PIPKIN v. THOMAS HILL, INC.

Court of Appeals of North Carolina (1977)

Facts

Issue

Holding — Arnold, J.

Rule

Reasoning

Deep Dive: How the Court Reached Its Decision

Scope of Apparent Authority

The court reasoned that the scope of an agent's apparent authority is determined not by the agent's own assertions, but by the manifestations of authority granted to the agent by the principal. In this case, O. Larry Ward held the title of assistant vice president and was the manager of the North Carolina office of Thomas Hill, Inc., which suggested that he possessed significant authority. The court found that the company had represented Ward as having the authority to make loan commitments through its marketing materials and the loan application, which did not indicate any limitations on his authority. This reinforced the conclusion that third parties, including the plaintiffs, could reasonably believe that Ward had the authority to bind Thomas Hill to the loan commitment. The court emphasized that apparent authority can lead to binding contracts when the other party is unaware of any restrictions on the agent’s actual authority.

Formation of the Contract

The court determined that the letters sent by Ward to Scott Edwards at Central Carolina Bank (CCB) constituted a written acceptance of the plaintiffs' loan application, thereby establishing a binding contract. The communication from Ward assured both the bank and the plaintiffs that the permanent loan would be funded on or before September 1, 1974, which indicated a commitment to the loan terms. The plaintiffs, having signed the application and paid the requisite fee, were led to believe that Thomas Hill was committed to provide financing. The court noted that there was sufficient evidence of consideration, primarily consisting of the plaintiffs' promise to pay interest and the application fee, which supported the existence of a contract. Therefore, the court affirmed that a valid contract had been formed between the parties despite the defendant's claims to the contrary.

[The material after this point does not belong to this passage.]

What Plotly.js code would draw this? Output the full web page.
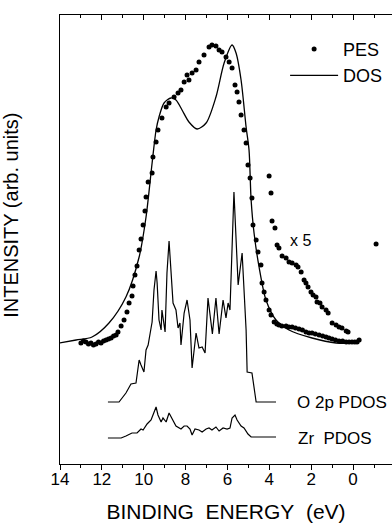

Breach of Contract and Damages

The court assessed that Thomas Hill, Inc. had breached the contract by denying any commitment to lend the money as previously represented by its agent. The plaintiffs consequently incurred various expenses due to the breach, including additional fees for securing interim financing at a higher interest rate. The court stated that the damages for breach of a contract to lend money should include not only the difference in interest rates but also any additional costs incurred by the plaintiffs as a result of having to seek alternative financing. The court highlighted that the damages must be foreseeable and that the plaintiffs' inability to secure permanent financing was a natural consequence of the defendant's breach. Therefore, the court found the trial court's damage calculations to be appropriate, affirming the award while also addressing the need for a more precise measure of damages related to interest.

Modification of Damages

The court reviewed the trial court's reduction of damages based on the likelihood of prepayment of the permanent loan, finding this deduction to be unjustified. The court noted that there was no evidence presented that indicated the plaintiffs intended to make early payments on the loan, which rendered the deduction speculative. The court underscored that damages should not be adjusted based on assumptions not supported by evidence, as this could unfairly penalize the injured party. Consequently, the court concluded that the trial court should not have applied this reduction and instructed that the judgment be modified to reflect the full measure of damages without that deduction. This aspect highlighted the importance of basing damage calculations on concrete evidence rather than assumptions about future actions.

Conclusion of the Court

Ultimately, the North Carolina Court of Appeals upheld the trial court's findings that a contract existed, that it had been breached, and that the plaintiffs were entitled to damages arising from that breach. The ruling emphasized the principle that a principal can be held accountable for the actions of its agent under apparent authority, especially when third parties reasonably rely on the agent's representations. The court's decision reinforced the notion that agents' roles and the authority they are perceived to hold can significantly affect the obligations of the principal. The outcome of this case served as a reminder of the legal implications of apparent authority and the importance of clear communication about the limits of an agent's power within a business context. The case was remanded for the entry of judgment consistent with the court's opinion, ensuring the plaintiffs received appropriate compensation for their losses.